Fig. 5—The second semisubmersible rig, the West Sirius, contracted by Devon for work in the GOM Lower Tertiary trend.

Chevron has awarded drilling contracts to TransOcean to construct two new drillships to be dedicated exclusively to Chevron for 5 years. “The design of the new drillships will include the most advanced drilling capabilities in the offshore drilling industry,” said Kirkland. The Discoverer Clear Leader and another Enterprise-class dynamically-positioned, double-hull drillship will feature a patented dual-activity drilling technology process that uses two drilling systems in a single derrick, allowing for parallel drilling operations designed to save time and money in deepwater well construction. Dual-activity drilling technology has the unique capability to conduct drilling operations simultaneously, rather than sequentially in series. Two full-capability, full-capacity drilling stations (two separate drilling rigs) carry out parallel operations under a single, massive derrick. Two full-sized rotary tables are designed into a drill floor more than twice as large as a conventional one. In addition, the top drive (hoisting structure) will be larger, stronger, and more efficient than existing top drives; there also will be an expanded high-pressure mud-pump system, expanded completions capabilities to handle wells up to 40,000-ft total depth and water depths to 12,000 ft.

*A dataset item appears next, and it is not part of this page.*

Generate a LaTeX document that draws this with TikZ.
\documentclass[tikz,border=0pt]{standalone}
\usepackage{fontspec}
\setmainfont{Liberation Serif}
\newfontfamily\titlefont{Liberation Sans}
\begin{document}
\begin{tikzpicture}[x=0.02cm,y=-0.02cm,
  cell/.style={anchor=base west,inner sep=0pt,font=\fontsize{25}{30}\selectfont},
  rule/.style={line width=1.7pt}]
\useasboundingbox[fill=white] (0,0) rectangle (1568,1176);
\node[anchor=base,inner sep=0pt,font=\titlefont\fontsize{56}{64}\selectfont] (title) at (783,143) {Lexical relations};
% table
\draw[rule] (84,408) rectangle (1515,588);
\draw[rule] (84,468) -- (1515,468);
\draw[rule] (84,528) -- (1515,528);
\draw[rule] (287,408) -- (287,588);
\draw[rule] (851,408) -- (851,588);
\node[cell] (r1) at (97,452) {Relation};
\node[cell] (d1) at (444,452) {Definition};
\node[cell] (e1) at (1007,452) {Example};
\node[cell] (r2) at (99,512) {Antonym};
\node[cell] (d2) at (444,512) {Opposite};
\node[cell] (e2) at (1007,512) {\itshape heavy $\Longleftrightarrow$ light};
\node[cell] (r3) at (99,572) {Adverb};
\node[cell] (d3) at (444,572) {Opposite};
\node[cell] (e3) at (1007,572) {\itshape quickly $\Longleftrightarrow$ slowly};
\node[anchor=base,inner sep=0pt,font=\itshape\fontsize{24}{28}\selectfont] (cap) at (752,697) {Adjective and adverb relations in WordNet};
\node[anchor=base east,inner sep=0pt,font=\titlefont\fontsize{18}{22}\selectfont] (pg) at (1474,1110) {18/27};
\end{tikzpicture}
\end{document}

The next 5 years, according to Vaughn, will bring subsea technologies to the industry specific to high-pressure environments—subsea pumps, separators, and artificial lift to enhance flow capability and infrastructure development. Advancing technologies will continue to improve the efficiency and profitability of the play.

The Jack test provided valuable information, with the actual test results being a good match to pretest expectations. This well test provided critical information to understanding the production capacity of typical Lower Tertiary rock, and the results gave Devon confidence in the commerciality of the play. “Finding large amounts of oil in place doesn’t add value unless you can produce it in a timely way and in commercial quantities,” said Vaughn. “We are aggressively pushing the Cascade prospect to production in 2009.” It is anticipated that typical Lower Tertiary Trend projects will come on production in 5 to 7 years.

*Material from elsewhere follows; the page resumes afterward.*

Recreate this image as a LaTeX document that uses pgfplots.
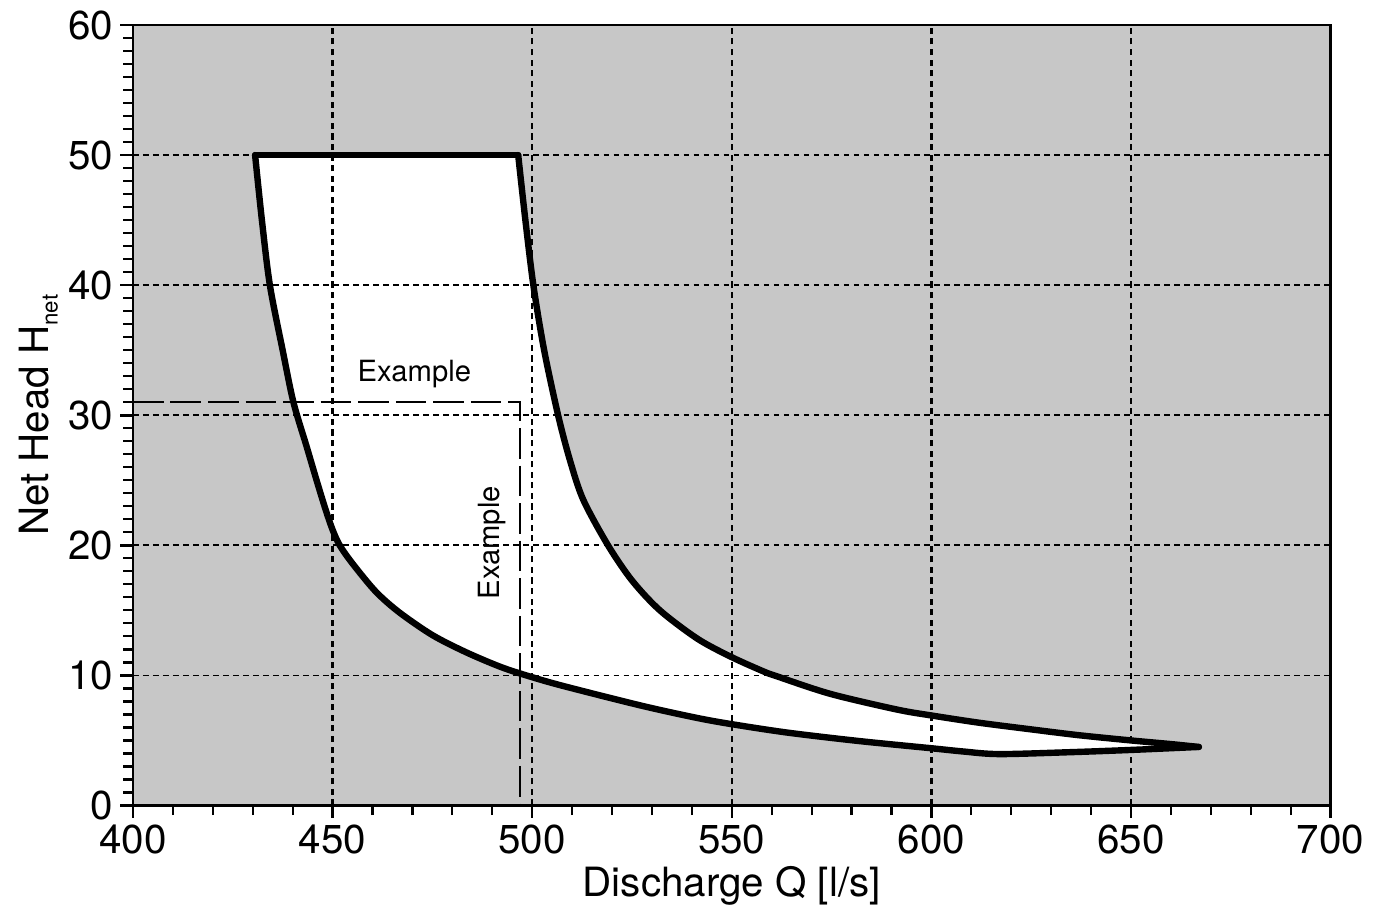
\documentclass[border=0pt]{standalone}
\usepackage{pgfplots}
\pgfplotsset{compat=1.18}
\usepgfplotslibrary{fillbetween}
\usepackage{pgfplotstable}
\usepackage{fontspec}
\setmainfont{TeX Gyre Heros}
\usetikzlibrary{calc}
\pgfplotstableread{
x y
496.5 50
498.3 45
500.3 40
503.0 35
506.5 30
509.5 26.5
512.8 23.5
519.0 20.0
525.0 17.3
532.0 15.0
541.5 12.8
550.0 11.4
558.0 10.3
561.4 9.92
574.7 8.58
591.3 7.38
600.0 6.92
612.0 6.36
625.0 5.85
637.0 5.4
650.0 5.0
660.0 4.72
667.0 4.5
}\uppercurve
\pgfplotstableread{
x y
430.6 50
432.3 45
434.3 40
437.5 35
440.2 31
443.5 27.6
446.0 25.0
448.2 22.8
450.0 21.2
451.8 20.0
455.0 18.6
460.8 16.45
466.7 14.85
475.0 13.1
483.3 11.8
491.7 10.7
498.0 10.05
507.0 9.25
527.0 7.7
541.0 6.75
550.0 6.25
564.0 5.6
582.0 4.95
600.0 4.4
608.0 4.15
617.0 3.95
635.0 4.1
650.0 4.27
667.0 4.5
}\lowercurve
\begin{document}
\begin{tikzpicture}
\begin{axis}[
  scale only axis,
  width=430.6pt, height=280.6pt,
  xmin=400, xmax=700, ymin=0, ymax=60,
  xtick={400,450,...,700}, ytick={0,10,...,60},
  minor xtick={410,420,...,690}, minor ytick={1,2,...,59},
  tick align=outside,
  xtick pos=left, ytick pos=left,
  major tick length=4.5pt, minor tick length=3.5pt,
  tick style={line width=0.9pt, black},
  minor tick style={line width=0.8pt},
  axis line style={line width=1pt},
  /pgf/number format/assume math mode=true,
  /pgf/number format/1000 sep={},
  ticklabel style={font=\fontsize{14.5}{16}\selectfont},
  yticklabel style={xshift=1pt},
  xticklabel style={yshift=1pt},
  grid=major,
  x grid style={black, line width=0.85pt, dash pattern=on 2.2pt off 1.6pt},
  y grid style={black, line width=0.65pt, dash pattern=on 2pt off 1.6pt},
  axis background/.style={fill=black!22},
  axis on top,
  clip=false,
]
\addplot[name path=U, draw=none, smooth, tension=0.5, forget plot] table {\uppercurve};
\addplot[name path=L, draw=none, smooth, tension=0.5, forget plot] table {\lowercurve};
\addplot[white, forget plot] fill between[of=U and L];
% boundaries
\addplot[black, line width=2.3pt, line cap=round, smooth, tension=0.5] table {\uppercurve};
\addplot[black, line width=2.3pt, line cap=round, smooth, tension=0.5] table {\lowercurve};
\addplot[black, line width=2.3pt, line cap=round] coordinates {(430.6,50) (496.5,50)};
% example lines
\addplot[black, line width=0.6pt, dash pattern=on 11pt off 2.5pt] coordinates {(400,31) (497,31) (497,0)};
\node[font=\fontsize{10.5}{12}\selectfont] at (axis cs:470.5,33.2) {Example};
\node[font=\fontsize{10.5}{12}\selectfont, rotate=90] at (axis cs:490,20.2) {Example};
\end{axis}
\node[font=\fontsize{14.5}{16}\selectfont] at ($(current axis.south)+(0,-29pt)$) {Discharge Q [l/s]};
\node[font=\fontsize{14.5}{16}\selectfont, rotate=90] at ($(current axis.west)+(-34pt,0)$) {Net Head H\raisebox{-0.45ex}{\fontsize{8}{9}\selectfont net}};
\path ($(current axis.south west)+(-47.8pt,-39.6pt)$) rectangle ($(current axis.north east)+(21pt,9pt)$);
\end{tikzpicture}
\end{document}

Fig. 6—New seismic techniques are enabling clearer imaging of subsalt structures, a crucial step toward solving E&P challenges in the Lower Tertiary trend.

“With two deepwater rigs now under contract, we now have the ability to execute a delineation/development program in addition to our exploration program and aggressively move projects to first production,” said Vaughn. “Typical developments may take up to 10 to 25 wells and may have total development costs in the $2 to 4 billion range. A multidisciplinary team from the companies participating in the discoveries are jointly modeling each of the projects to determine the optimum development plan unique to each discovery.”